We all have favorite aspects of Long Island’s myriad villages and towns, from pristine natural wonders to historic homes and beloved businesses. What we love most, perhaps, is that there is always something new to discover. Famous for its stunning Atlantic Ocean views, beautiful boardwalk and distinct real estate districts, Long Beach is affectionately known as the City by the Sea, but less known, perhaps, is that the moniker is actually there, written in Latin, on the city’s official seal.
First incorporated as a village in 1913, the City of Long Beach was founded by politician and real estate developer William H. Reynolds in 1922. Reynolds, who also developed Bedford-Stuyvesant, Borough Park, Bensonhurst and South Brownsville in Brooklyn, was Long Beach’s first president.
Elephants from Coney Island’s Dreamland were used in a PR stunt to help build the 2.2 mile boardwalk in 1914. The elephants “helped” with the physical labor of hauling building materials.
Long Beach is one of only two cities on Long Island (sharing the distinction with Glen Cove).
Legendary dancers Vernon and Irene Castle, who are known for reviving popular modern dance, opened the Long Beach nightclub Castles by the Sea in 1914. Tragically, Vernon would not get to enjoy Castles by the Sea for very long—after enlisting in World War I, Vernon was killed while piloting a plane in Texas in 1918.
The Rockaway Indians were the original inhabitants of the Long Beach barrier island.

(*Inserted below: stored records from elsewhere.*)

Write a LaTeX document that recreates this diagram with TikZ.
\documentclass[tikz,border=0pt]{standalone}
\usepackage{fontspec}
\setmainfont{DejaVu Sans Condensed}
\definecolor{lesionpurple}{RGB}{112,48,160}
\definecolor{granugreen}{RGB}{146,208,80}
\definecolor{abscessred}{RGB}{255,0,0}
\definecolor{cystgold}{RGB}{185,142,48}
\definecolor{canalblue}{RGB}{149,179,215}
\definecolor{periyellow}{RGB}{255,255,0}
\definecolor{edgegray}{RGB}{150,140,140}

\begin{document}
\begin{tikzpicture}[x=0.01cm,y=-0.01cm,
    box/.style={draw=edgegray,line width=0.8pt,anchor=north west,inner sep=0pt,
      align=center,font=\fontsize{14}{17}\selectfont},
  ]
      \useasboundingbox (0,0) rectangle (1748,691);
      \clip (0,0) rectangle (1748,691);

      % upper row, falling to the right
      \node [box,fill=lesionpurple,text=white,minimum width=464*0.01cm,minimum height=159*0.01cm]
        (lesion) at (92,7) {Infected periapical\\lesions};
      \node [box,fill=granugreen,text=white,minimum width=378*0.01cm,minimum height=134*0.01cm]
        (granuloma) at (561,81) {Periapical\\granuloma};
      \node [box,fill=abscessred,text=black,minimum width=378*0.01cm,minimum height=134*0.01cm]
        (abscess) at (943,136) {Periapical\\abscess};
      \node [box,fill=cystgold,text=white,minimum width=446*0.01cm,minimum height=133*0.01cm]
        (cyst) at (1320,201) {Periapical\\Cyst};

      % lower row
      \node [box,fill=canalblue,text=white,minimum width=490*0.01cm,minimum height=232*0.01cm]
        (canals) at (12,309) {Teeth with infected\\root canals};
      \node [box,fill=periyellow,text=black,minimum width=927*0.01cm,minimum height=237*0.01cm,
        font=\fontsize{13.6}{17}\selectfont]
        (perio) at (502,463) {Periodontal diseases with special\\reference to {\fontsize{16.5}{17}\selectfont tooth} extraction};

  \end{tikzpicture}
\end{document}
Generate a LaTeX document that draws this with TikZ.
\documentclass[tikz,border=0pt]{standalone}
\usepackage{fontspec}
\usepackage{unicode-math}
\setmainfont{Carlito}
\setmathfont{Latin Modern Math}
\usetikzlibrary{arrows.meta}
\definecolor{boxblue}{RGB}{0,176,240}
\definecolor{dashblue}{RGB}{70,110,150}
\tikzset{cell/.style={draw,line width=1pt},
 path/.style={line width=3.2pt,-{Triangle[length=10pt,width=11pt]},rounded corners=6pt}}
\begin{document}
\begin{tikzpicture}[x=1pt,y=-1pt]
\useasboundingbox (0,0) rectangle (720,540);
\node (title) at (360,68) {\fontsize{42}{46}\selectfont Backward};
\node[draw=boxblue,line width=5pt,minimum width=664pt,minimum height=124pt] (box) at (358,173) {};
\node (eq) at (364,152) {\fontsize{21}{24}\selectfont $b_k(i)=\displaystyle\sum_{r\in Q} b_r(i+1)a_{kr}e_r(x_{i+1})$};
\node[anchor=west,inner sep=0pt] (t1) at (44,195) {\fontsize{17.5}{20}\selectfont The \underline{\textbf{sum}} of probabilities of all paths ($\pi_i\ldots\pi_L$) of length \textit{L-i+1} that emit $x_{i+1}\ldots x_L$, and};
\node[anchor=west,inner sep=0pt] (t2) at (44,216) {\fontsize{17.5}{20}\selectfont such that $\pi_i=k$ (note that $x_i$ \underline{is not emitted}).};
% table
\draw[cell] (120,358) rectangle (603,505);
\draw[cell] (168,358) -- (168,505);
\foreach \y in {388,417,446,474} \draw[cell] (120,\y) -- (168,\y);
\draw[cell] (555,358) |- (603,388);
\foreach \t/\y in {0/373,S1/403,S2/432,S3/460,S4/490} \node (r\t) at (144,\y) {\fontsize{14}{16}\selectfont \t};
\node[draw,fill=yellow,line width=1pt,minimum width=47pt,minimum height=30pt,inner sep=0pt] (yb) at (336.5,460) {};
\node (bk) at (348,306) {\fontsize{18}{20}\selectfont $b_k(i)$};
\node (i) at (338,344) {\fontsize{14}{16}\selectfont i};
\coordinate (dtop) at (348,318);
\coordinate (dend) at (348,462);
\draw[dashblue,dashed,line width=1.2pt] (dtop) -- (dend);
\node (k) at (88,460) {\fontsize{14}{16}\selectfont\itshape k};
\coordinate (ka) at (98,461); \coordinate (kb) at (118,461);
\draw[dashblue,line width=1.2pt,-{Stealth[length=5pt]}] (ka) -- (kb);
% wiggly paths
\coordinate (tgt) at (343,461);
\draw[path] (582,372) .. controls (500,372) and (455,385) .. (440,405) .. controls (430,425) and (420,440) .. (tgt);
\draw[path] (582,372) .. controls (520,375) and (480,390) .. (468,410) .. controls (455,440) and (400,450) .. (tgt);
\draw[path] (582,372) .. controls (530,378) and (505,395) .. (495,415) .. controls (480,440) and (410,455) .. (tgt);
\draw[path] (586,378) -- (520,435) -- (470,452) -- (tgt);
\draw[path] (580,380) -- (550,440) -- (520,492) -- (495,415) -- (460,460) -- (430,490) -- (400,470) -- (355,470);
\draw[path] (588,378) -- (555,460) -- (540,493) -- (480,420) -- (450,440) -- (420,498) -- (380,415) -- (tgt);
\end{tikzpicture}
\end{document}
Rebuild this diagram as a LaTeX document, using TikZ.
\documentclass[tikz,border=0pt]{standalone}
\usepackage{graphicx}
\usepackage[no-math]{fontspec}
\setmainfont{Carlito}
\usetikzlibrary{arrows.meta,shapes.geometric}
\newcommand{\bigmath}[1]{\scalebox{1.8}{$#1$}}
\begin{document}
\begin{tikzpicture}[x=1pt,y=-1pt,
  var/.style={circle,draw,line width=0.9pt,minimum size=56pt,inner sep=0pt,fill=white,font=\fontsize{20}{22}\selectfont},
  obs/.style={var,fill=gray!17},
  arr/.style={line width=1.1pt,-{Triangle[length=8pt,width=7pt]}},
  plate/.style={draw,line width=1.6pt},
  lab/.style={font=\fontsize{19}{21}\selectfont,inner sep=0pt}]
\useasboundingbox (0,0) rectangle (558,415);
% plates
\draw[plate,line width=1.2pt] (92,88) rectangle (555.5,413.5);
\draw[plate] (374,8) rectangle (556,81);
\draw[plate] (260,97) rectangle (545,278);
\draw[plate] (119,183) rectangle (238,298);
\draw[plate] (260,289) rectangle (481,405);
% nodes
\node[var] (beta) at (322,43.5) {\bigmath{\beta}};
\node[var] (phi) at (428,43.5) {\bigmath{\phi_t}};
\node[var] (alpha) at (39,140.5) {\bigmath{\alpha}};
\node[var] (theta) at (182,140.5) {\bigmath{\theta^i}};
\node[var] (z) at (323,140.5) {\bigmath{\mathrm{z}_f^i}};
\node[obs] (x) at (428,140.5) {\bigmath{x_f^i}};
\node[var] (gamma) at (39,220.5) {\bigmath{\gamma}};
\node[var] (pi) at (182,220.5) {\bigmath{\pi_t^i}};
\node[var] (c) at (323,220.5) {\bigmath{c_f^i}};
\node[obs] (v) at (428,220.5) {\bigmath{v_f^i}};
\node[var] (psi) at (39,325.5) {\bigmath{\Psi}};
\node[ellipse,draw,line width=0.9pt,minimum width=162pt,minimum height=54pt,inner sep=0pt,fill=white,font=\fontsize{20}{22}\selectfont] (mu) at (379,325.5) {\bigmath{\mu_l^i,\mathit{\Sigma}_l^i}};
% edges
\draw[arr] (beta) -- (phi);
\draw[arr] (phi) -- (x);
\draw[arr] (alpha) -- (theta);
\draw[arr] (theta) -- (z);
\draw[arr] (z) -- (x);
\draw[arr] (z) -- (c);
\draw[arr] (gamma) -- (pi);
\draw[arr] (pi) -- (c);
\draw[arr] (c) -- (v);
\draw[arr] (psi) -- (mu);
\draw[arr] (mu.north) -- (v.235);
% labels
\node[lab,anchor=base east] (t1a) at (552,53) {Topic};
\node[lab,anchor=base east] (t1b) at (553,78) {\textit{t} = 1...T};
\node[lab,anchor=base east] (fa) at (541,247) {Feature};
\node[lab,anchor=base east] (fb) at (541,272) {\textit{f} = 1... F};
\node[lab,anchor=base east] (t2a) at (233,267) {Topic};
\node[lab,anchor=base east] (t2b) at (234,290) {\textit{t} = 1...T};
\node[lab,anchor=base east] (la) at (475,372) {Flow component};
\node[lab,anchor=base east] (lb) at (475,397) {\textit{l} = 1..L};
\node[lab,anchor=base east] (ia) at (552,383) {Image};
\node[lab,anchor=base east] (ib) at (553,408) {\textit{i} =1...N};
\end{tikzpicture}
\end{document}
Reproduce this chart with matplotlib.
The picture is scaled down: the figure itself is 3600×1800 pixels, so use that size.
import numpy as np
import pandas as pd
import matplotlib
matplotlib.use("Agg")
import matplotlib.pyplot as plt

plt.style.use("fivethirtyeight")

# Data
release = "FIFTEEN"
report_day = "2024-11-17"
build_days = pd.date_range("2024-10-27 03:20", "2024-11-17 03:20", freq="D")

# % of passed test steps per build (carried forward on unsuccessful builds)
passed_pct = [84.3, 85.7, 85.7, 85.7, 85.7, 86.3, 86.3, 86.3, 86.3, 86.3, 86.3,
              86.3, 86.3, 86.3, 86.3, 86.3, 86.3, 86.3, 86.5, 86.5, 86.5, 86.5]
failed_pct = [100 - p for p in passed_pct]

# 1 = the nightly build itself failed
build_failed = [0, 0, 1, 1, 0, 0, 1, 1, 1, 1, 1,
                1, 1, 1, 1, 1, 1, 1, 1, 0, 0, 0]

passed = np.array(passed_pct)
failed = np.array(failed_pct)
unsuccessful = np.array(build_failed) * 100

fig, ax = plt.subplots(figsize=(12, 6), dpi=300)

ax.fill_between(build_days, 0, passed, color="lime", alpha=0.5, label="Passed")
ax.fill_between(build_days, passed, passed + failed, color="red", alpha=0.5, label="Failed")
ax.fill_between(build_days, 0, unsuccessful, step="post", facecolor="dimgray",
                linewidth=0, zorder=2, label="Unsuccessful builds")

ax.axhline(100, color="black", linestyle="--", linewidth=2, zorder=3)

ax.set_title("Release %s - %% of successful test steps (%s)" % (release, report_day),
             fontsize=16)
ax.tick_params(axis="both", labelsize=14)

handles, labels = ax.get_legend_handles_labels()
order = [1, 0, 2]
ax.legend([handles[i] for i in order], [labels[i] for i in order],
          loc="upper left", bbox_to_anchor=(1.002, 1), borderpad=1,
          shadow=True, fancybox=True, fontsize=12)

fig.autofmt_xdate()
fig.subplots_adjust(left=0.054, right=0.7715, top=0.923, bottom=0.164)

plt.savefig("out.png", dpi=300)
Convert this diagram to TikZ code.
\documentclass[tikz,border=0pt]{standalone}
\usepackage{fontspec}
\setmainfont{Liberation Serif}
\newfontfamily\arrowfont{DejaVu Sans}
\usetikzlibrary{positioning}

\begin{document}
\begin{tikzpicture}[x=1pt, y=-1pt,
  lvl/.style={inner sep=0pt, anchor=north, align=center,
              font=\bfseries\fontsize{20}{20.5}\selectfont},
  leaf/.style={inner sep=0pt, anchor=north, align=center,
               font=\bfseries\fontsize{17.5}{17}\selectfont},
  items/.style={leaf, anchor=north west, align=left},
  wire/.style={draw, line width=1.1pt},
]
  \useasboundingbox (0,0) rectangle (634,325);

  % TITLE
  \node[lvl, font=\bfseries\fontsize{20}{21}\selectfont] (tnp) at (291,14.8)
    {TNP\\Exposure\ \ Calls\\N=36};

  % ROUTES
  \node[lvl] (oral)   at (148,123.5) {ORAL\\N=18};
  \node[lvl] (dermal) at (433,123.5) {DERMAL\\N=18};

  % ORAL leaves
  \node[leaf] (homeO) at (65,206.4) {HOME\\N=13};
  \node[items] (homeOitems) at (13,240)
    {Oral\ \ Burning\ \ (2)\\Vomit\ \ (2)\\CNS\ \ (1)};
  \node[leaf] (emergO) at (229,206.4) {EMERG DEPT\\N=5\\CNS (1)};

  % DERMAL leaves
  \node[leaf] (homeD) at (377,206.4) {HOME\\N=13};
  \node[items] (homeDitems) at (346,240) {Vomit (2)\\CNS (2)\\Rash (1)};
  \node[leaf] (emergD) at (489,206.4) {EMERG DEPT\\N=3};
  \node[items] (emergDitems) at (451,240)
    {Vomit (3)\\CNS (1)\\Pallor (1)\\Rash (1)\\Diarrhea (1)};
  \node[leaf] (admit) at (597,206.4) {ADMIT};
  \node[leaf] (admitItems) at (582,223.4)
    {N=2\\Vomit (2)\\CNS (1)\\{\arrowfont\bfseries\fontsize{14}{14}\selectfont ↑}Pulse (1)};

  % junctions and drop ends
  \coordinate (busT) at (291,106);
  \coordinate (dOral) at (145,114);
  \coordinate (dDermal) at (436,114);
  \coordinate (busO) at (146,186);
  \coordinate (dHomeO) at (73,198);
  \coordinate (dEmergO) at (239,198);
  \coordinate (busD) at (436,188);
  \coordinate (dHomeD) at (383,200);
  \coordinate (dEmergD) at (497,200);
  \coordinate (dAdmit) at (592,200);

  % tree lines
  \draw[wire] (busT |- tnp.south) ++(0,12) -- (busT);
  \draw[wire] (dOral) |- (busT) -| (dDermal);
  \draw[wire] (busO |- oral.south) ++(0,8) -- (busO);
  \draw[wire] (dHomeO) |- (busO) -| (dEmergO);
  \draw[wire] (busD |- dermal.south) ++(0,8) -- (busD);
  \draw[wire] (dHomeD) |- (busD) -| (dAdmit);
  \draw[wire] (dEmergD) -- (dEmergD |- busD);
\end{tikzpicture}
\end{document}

Bayman Davenport Wright built the first house on the barrier island, in 1869. The first neighborhood, the Estates, went up in 1908.
The fictional Corleone compound from The Godfather was located in Long Beach, although the house shot in the movie was on Staten Island. Ironically, one of the editors of the Oscar-winning 1972 film was named William Henry Reynolds.
When the 1,100-foot-long Long Beach Hotel was built in 1880, it was the largest in the world.
Rock icon Joan Jett—a longtime resident of Rockville Centre and Long Beach—may have filmed the music video for 2006’s “Change the World” on the boardwalk, but she should be better known for her heroic act there in 1985 after hearing a mother’s cries for help. “She said, ‘My kid is drowning! I can’t find my kid,’” Jett told the Los Angeles Times about the day she saved a little boy from drowning in the Atlantic Ocean surf after. “I looked around and I saw where he was. So I ran in the water with my clothes on—you don’t think about that kind of stuff—and got him from about a half-foot under water.”
Celebrities who have called Long Beach home include Billy Crystal, Derek Jeter, John Barrymore, Humphrey Bogart, James Cagney and Chuck Close.
As you take a Long Beach Historical & Preservation Society tour of the historical homes, you’ll notice hundreds of bricks donated by Long Beach locals, making up the Heritage Walk.